WORK REQUIRED:
Pictures excluded, reproduce exactly the lines below from the one with "Write a web" through the one with "const d1BlackErr = [0.8,0.3,0.3,0.5];", both included.

DATA ENTRIES:
^^^^^^^^^^^^^^^^

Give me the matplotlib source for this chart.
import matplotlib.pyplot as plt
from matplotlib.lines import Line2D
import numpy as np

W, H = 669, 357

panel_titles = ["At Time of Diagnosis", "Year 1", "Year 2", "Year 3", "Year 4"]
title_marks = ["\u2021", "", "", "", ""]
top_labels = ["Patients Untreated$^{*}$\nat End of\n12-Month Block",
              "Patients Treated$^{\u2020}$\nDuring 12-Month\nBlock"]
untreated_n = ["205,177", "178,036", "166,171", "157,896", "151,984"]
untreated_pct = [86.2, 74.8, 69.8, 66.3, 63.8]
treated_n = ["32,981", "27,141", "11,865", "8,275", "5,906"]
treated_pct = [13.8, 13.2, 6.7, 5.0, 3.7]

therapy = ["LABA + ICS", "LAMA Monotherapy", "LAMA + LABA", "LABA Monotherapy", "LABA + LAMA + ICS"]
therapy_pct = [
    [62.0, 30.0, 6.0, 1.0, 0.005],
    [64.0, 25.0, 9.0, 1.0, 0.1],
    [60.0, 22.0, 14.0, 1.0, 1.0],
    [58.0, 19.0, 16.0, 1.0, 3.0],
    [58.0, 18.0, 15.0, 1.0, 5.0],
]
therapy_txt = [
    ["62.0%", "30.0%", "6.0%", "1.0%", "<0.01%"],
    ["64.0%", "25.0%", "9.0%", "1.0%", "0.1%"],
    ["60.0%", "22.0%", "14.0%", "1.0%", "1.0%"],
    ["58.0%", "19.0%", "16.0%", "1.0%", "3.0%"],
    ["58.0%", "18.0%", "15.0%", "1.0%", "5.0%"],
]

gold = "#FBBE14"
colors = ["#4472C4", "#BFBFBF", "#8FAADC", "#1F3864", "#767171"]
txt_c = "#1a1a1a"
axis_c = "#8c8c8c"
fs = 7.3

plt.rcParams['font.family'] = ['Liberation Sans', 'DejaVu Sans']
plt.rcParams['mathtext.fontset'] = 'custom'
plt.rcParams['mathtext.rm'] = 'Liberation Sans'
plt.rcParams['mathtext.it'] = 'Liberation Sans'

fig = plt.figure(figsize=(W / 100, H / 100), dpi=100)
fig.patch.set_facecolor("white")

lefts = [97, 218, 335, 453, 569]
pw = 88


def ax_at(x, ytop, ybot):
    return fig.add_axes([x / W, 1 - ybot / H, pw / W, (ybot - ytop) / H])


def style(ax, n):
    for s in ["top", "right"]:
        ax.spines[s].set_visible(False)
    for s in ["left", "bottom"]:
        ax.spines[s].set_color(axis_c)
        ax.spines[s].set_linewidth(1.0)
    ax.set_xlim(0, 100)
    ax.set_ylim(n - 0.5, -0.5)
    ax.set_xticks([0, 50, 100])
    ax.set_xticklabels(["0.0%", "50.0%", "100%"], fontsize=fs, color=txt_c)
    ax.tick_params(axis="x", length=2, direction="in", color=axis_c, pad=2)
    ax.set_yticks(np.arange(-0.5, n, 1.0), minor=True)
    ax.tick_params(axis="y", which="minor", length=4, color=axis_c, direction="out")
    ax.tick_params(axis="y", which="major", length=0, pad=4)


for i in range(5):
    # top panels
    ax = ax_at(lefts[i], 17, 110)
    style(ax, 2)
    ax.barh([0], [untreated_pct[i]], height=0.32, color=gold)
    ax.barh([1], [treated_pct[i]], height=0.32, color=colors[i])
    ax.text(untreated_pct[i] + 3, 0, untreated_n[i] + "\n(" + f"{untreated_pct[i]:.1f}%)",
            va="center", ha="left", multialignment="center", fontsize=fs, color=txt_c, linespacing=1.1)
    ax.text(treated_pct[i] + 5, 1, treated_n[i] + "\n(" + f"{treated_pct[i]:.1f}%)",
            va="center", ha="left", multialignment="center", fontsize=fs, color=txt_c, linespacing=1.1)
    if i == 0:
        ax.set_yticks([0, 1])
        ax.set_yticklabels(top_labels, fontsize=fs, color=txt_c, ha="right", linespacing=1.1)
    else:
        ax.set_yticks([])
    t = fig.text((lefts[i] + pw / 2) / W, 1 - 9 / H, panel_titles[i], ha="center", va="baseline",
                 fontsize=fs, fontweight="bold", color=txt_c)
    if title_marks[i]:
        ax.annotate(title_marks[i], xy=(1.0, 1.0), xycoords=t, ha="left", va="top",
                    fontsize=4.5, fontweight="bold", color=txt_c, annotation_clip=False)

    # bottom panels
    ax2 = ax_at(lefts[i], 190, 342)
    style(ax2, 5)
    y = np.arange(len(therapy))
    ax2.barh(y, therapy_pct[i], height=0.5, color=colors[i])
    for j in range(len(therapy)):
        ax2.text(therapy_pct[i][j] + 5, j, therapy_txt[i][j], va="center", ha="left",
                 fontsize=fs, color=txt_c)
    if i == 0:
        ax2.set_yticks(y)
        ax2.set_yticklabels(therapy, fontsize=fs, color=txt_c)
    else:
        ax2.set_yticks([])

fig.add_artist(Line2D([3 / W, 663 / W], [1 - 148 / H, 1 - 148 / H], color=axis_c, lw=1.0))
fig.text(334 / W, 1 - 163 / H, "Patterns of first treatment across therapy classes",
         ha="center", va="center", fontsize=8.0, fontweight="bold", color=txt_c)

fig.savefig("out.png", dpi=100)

^^^^^^^^^^^^^^^^

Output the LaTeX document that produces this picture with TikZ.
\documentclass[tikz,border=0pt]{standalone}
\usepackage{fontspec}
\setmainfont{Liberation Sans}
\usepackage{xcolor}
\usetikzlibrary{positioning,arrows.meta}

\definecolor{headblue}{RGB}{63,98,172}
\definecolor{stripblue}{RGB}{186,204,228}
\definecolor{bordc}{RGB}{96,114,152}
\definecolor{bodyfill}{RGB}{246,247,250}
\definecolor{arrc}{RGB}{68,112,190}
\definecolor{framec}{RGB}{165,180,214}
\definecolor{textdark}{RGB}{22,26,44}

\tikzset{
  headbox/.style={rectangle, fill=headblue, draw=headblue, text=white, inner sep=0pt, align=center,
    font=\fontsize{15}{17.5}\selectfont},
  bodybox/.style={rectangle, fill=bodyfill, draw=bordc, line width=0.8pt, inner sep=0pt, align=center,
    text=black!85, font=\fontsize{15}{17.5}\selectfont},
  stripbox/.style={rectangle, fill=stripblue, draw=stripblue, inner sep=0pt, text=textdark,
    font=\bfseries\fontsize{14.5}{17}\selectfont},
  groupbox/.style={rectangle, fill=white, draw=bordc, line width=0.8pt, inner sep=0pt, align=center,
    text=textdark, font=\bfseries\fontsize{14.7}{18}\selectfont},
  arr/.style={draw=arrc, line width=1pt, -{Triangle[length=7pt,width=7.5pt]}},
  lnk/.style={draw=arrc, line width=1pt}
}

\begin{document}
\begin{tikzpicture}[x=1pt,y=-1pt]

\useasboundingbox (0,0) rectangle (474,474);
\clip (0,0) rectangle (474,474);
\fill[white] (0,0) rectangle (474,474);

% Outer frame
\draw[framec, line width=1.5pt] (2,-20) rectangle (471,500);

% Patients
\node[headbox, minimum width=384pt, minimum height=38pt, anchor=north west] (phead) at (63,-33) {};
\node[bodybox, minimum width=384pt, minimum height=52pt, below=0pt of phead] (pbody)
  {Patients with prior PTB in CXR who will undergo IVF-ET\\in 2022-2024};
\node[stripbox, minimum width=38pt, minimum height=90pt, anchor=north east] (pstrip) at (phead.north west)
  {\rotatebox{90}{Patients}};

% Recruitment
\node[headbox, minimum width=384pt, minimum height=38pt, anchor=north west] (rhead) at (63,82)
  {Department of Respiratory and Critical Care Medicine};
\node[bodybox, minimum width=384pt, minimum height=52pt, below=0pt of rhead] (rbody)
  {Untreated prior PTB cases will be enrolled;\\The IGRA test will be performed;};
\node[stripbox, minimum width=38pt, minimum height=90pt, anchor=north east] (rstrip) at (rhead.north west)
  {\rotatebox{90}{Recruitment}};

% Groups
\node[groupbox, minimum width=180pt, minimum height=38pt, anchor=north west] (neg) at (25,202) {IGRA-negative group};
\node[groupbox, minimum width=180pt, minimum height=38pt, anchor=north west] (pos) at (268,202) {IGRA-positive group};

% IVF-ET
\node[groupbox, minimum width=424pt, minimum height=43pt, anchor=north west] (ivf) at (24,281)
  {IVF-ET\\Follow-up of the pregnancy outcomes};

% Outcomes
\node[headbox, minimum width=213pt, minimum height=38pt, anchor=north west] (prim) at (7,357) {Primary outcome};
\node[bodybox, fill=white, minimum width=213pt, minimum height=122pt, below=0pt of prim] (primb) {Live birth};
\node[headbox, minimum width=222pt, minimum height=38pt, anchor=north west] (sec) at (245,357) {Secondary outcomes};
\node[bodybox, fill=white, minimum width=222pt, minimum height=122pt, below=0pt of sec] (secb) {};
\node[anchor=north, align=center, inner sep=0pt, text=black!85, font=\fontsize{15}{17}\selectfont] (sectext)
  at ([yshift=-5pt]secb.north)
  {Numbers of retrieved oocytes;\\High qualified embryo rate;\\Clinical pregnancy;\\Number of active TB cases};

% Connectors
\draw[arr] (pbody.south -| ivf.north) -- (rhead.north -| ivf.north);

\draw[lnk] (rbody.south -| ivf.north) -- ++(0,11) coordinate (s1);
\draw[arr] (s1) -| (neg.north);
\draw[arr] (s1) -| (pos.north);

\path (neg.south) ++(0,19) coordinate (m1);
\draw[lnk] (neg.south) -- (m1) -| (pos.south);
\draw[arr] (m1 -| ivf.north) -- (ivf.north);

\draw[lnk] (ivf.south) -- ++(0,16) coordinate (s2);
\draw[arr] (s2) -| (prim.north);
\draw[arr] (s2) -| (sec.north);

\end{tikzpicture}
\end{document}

^^^^^^^^^^^^^^^^

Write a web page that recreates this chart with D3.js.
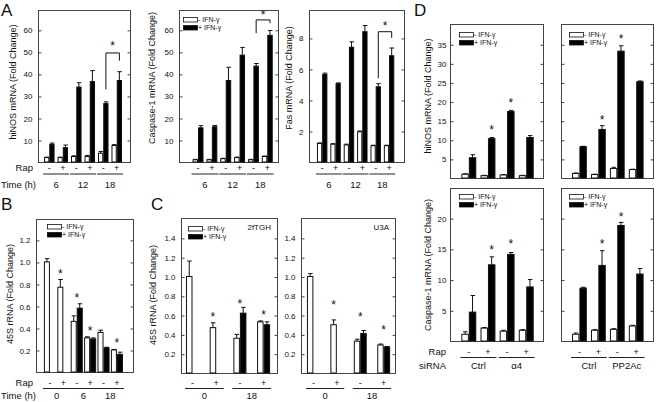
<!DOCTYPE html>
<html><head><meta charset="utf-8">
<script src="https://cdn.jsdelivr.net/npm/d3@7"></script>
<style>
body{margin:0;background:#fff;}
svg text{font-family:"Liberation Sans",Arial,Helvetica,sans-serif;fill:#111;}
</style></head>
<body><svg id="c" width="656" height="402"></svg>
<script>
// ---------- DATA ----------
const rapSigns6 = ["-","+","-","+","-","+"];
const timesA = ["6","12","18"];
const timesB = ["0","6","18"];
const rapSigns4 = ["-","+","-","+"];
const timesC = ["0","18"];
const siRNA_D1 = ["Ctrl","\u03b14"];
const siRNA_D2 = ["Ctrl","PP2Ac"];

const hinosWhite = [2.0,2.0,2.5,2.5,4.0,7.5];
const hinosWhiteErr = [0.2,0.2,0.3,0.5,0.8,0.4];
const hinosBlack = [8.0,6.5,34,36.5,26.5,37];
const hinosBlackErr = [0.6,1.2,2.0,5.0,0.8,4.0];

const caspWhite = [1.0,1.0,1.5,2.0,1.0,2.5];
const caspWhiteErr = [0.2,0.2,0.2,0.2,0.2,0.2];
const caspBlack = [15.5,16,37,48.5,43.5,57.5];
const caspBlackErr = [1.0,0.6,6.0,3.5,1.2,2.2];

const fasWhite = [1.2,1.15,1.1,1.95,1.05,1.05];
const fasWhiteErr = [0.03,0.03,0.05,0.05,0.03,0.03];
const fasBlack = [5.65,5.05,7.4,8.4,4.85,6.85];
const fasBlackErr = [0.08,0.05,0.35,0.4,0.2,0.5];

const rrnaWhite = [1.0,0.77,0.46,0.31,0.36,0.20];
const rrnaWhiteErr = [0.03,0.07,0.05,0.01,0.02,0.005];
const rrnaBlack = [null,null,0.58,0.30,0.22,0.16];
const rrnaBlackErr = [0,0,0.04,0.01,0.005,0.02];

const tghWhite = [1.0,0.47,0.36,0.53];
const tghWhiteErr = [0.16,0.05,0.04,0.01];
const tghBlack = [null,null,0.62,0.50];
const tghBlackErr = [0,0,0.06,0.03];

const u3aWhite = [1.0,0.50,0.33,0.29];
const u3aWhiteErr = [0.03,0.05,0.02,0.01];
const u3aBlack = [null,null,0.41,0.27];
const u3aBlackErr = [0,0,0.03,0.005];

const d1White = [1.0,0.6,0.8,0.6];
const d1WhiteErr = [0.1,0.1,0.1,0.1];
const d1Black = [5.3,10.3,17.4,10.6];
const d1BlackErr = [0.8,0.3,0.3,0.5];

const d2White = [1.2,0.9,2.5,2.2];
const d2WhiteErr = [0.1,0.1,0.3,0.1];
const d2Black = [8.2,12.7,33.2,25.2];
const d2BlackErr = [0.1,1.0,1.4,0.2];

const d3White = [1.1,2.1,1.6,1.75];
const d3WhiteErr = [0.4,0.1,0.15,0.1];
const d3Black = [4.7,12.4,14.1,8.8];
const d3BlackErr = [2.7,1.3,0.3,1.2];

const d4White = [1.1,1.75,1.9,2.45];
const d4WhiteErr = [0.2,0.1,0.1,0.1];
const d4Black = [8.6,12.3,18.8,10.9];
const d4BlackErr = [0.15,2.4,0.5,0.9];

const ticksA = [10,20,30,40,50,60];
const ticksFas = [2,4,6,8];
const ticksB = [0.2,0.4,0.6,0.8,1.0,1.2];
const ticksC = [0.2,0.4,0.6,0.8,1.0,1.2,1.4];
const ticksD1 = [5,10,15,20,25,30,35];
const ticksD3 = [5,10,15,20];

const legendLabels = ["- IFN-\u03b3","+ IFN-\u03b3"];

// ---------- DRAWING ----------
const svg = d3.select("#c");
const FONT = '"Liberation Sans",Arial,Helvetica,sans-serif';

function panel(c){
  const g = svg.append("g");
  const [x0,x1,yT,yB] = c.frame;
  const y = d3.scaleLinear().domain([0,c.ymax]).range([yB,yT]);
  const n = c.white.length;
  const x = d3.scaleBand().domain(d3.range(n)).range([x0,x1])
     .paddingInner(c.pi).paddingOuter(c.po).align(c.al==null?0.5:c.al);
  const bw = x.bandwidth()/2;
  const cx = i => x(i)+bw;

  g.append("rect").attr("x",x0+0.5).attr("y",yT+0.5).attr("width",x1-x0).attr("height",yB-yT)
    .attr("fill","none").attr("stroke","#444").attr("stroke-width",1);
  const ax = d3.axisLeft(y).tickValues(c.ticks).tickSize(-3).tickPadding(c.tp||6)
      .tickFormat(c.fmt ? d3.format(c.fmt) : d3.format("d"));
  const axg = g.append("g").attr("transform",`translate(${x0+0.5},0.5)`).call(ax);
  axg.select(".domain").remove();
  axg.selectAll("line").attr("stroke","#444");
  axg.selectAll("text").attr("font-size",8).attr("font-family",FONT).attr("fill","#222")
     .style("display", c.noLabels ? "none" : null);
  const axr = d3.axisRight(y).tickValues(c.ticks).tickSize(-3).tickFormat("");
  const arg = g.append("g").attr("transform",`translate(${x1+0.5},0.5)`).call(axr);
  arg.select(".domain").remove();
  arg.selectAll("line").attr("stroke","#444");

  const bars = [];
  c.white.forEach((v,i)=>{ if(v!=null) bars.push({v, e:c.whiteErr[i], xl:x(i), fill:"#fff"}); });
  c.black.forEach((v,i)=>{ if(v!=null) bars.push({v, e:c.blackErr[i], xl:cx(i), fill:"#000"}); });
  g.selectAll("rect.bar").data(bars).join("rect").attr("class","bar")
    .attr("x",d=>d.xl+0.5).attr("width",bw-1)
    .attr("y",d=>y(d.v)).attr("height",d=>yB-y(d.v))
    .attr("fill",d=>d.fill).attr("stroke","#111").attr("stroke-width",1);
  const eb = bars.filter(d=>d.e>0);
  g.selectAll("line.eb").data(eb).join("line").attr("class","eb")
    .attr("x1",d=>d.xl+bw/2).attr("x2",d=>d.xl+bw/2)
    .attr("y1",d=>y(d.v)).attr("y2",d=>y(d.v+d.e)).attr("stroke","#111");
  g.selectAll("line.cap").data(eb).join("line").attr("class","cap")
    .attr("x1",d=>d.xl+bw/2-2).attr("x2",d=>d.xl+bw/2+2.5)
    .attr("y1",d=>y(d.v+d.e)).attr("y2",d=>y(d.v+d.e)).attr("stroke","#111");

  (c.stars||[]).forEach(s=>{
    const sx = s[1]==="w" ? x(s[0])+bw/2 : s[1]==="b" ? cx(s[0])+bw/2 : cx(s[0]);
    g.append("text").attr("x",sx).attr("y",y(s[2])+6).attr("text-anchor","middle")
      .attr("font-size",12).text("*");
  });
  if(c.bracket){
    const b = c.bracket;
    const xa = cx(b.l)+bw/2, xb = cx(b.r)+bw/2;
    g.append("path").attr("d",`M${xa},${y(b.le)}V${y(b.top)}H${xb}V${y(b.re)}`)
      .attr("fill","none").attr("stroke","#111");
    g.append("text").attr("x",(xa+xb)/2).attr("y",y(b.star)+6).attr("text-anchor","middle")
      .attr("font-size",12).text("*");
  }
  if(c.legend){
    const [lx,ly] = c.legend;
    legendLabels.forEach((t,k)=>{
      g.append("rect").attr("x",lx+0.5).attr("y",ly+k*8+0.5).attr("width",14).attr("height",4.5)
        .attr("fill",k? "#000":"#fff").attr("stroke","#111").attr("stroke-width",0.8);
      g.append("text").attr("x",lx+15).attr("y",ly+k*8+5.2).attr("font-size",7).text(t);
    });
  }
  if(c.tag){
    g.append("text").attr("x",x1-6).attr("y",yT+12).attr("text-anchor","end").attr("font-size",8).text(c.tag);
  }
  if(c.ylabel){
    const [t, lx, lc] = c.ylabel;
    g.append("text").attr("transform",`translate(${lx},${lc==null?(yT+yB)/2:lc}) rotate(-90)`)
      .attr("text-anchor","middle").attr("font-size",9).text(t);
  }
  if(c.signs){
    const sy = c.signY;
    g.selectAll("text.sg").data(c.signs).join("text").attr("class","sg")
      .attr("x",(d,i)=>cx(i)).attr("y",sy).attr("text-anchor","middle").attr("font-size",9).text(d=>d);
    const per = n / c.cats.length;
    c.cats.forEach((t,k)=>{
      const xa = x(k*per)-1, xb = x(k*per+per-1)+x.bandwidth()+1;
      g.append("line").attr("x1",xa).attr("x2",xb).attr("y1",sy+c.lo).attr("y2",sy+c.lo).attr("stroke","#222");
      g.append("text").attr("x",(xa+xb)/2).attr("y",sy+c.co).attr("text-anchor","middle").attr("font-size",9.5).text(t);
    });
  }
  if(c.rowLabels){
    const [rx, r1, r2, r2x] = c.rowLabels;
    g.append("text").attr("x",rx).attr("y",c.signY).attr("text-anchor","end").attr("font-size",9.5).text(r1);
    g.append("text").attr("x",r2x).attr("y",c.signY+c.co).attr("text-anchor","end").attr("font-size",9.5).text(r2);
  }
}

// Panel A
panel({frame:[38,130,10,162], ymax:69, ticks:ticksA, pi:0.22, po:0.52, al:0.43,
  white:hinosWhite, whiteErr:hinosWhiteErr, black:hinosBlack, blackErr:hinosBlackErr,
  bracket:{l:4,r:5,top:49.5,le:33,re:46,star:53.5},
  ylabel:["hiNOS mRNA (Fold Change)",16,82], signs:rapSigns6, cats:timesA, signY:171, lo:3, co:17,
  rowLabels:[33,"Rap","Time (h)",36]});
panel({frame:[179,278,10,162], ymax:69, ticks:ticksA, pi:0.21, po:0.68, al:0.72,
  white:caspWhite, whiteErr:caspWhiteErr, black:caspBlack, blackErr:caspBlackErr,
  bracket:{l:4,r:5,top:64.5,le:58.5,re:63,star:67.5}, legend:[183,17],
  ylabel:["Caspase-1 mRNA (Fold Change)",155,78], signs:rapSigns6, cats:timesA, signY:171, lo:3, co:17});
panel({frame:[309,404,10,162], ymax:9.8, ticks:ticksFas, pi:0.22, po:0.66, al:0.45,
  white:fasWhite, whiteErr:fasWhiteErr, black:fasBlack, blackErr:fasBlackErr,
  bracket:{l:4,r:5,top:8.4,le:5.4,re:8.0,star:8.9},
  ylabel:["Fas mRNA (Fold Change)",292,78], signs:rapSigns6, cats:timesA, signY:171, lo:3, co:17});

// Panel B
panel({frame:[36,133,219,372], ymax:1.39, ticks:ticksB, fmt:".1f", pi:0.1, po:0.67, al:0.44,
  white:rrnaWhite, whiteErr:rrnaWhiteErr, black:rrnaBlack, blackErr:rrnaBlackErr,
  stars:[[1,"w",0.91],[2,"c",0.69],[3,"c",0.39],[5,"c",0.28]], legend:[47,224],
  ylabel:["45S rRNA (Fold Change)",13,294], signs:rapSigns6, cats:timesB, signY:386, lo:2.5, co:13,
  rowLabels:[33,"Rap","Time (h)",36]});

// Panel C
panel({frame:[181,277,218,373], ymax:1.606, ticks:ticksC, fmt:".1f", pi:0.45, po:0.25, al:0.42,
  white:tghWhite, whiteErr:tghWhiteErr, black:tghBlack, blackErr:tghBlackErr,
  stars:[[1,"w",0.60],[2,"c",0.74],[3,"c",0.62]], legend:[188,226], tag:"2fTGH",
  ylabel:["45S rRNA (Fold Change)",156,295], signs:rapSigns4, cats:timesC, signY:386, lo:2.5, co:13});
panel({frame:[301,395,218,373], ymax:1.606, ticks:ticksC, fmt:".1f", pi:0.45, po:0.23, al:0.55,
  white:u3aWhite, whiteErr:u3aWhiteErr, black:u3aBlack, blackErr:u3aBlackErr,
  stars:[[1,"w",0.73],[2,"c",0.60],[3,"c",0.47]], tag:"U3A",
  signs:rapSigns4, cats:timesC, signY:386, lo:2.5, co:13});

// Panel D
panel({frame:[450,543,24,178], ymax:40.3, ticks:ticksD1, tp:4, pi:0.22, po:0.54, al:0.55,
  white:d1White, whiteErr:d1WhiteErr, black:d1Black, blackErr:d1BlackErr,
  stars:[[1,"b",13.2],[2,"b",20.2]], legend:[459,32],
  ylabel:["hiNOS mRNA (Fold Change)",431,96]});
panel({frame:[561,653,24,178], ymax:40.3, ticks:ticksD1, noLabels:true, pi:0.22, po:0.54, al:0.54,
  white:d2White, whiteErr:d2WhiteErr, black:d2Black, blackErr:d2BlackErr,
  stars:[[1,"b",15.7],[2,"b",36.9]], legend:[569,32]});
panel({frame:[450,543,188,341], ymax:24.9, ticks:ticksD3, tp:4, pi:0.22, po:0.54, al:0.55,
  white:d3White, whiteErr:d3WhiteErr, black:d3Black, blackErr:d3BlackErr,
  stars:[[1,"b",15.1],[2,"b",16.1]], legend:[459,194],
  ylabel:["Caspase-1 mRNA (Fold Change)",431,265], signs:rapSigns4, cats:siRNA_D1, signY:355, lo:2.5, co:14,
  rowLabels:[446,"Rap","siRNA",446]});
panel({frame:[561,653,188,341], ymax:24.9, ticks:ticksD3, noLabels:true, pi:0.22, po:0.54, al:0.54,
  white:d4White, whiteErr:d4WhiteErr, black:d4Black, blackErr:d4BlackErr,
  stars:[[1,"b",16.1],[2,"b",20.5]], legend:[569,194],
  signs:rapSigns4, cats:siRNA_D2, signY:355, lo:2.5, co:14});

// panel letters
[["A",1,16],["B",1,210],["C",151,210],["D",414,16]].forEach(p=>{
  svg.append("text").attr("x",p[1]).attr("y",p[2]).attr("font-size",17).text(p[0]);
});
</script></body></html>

^^^^^^^^^^^^^^^^

CORRECT ANSWER:
Write a web page that recreates this chart with D3.js.
<!DOCTYPE html>
<html><head><meta charset="utf-8">
<script src="https://cdn.jsdelivr.net/npm/d3@7"></script>
<style>
body{margin:0;background:#fff;}
svg text{font-family:"Liberation Sans",Arial,Helvetica,sans-serif;fill:#111;}
</style></head>
<body><svg id="c" width="656" height="402"></svg>
<script>
// ---------- DATA ----------
const rapSigns6 = ["-","+","-","+","-","+"];
const timesA = ["6","12","18"];
const timesB = ["0","6","18"];
const rapSigns4 = ["-","+","-","+"];
const timesC = ["0","18"];
const siRNA_D1 = ["Ctrl","\u03b14"];
const siRNA_D2 = ["Ctrl","PP2Ac"];

const hinosWhite = [2.0,2.0,2.5,2.5,4.0,7.5];
const hinosWhiteErr = [0.2,0.2,0.3,0.5,0.8,0.4];
const hinosBlack = [8.0,6.5,34,36.5,26.5,37];
const hinosBlackErr = [0.6,1.2,2.0,5.0,0.8,4.0];

const caspWhite = [1.0,1.0,1.5,2.0,1.0,2.5];
const caspWhiteErr = [0.2,0.2,0.2,0.2,0.2,0.2];
const caspBlack = [15.5,16,37,48.5,43.5,57.5];
const caspBlackErr = [1.0,0.6,6.0,3.5,1.2,2.2];

const fasWhite = [1.2,1.15,1.1,1.95,1.05,1.05];
const fasWhiteErr = [0.03,0.03,0.05,0.05,0.03,0.03];
const fasBlack = [5.65,5.05,7.4,8.4,4.85,6.85];
const fasBlackErr = [0.08,0.05,0.35,0.4,0.2,0.5];

const rrnaWhite = [1.0,0.77,0.46,0.31,0.36,0.20];
const rrnaWhiteErr = [0.03,0.07,0.05,0.01,0.02,0.005];
const rrnaBlack = [null,null,0.58,0.30,0.22,0.16];
const rrnaBlackErr = [0,0,0.04,0.01,0.005,0.02];

const tghWhite = [1.0,0.47,0.36,0.53];
const tghWhiteErr = [0.16,0.05,0.04,0.01];
const tghBlack = [null,null,0.62,0.50];
const tghBlackErr = [0,0,0.06,0.03];

const u3aWhite = [1.0,0.50,0.33,0.29];
const u3aWhiteErr = [0.03,0.05,0.02,0.01];
const u3aBlack = [null,null,0.41,0.27];
const u3aBlackErr = [0,0,0.03,0.005];

const d1White = [1.0,0.6,0.8,0.6];
const d1WhiteErr = [0.1,0.1,0.1,0.1];
const d1Black = [5.3,10.3,17.4,10.6];
const d1BlackErr = [0.8,0.3,0.3,0.5];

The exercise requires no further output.